Article extrait du Plein droit n° 2, février 1988
« Logement : pourquoi des ghettos ? »
Un comité de résidents, pour quoi faire ?
En effet, la révision des tarifs, l’affectation des locaux collectifs, la gestion des budgets d’animation, l’organisation des travaux d’amélioration et les conditions de réoccupation des lieux… sont autant de questions qui relèvent d’un consensus interne au foyer dont les résidents sont nécessairement partie prenante.
D’autre part, dans un habitat encore juridiquement hors statut, elle constitue un contrepoids indispensable au « règne sans partage » des gérants, notamment lorsqu’il s’agit d’appliquer le règlement intérieur.
Enfin, on ne peut douter de la légitimité du souhait qu’expriment les habitants de foyers de voir leur situation juridique se rapprocher du fonctionnement normal des habitations de droit commun, dans lesquelles, depuis fort longtemps, la loi a prévu un système de représentation des habitants.
Les conflits dans les foyers ont montré combien ce problème est au centre des préoccupations des résidents. Outre la baisse des tarifs et l’élargissement du régime des libertés dans les foyers, le Comité de coordination des foyers Sonacotra, fondé lors des durs conflits de 1975, avait revendiqué et mis en place des structures de représentation dans chaque foyer et au niveau national. La situation conflictuelle du moment et la farouche obstination des gestionnaires dans leurs refus de les reconnaître, n’avaient pas empêché qu’elles fonctionnent plutôt bien.
Un projet mort-né
La table ronde sur les foyers, réunie par le gouvernement de la gauche en 1982, ouvrit le débat sur cette question dans le cadre d’un projet global de codification du statut juridique des résidents, qui faisait référence à la loi Quillot sur les droits et obligations des bailleurs et des locataires. L’objectif alors affirmé était de mettre en place un statut de locataire incluant, pour les résidents, le droit de s’associer librement pour défendre leurs intérêts face aux bailleurs.

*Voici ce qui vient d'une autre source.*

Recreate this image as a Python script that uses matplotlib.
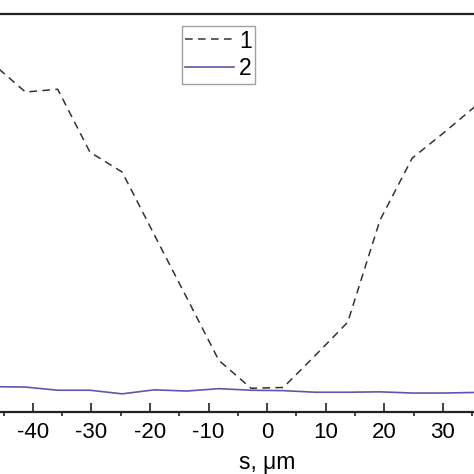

Mais les pressions des sociétés gestionnaires et des syndicats patronaux, sur-représentés dans une des commissions préparatoires, conduiront celle-ci à opter finalement pour une solution hybride (reprise du reste par le gouvernement dans son projet de loi) consistant, non pas à prévoir une représentation autonome des résidents, mais à créer un conseil d’établissement tripartite composé des gestionnaires, des résidents et de personnalités extérieures. C’était condamner les résidents à rester perpétuellement minoritaires.
Dans ces conditions, le fait que ce projet, déposé sur le bureau du Parlement, n’ait jamais été mis en discussion, ne représente qu’un moindre mal. Cependant, son enterrement a entériné le vide juridique préexistant et laissé la porte ouverte à toutes sortes d’abus des gestionnaires. C’est ainsi que, dans certains foyers, ces derniers se sont fabriqués des petits comités sur mesure. Et quand, face à des résidents moins malléables, ce procédé a échoué, la pratique, en cas de conflit, a été le recours au contentieux, sans aucune possibilité de consensus.
C’est dans ce contexte que la Sonacotra, après avoir concocté un contrat de résidents « maison », a réussi, dans certains foyers, à mettre en place des « comités de résidents » sur la base de règlements intérieurs non négociés avec les occupants.
Jusqu’au jour où des résidents, n’acceptant plus de se laisser faire, ont décidé de se doter d’une représentation élue selon les modalités qu’ils ont eux-mêmes fixées et que la Sonacotra s’est empressée de récuser. Et la justice, saisie de la question, a tendance, compte tenu du vide juridique existant, à renvoyer dos à dos gestionnaires et résidents. Le risque existe toutefois qu’elle ne finisse par valider le point de vue des gestionnaires au détriment des résidents : une solution qui ne ferait qu’ouvrir la voie à de nouveaux conflits. À terme, personne n’en sortirait gagnant.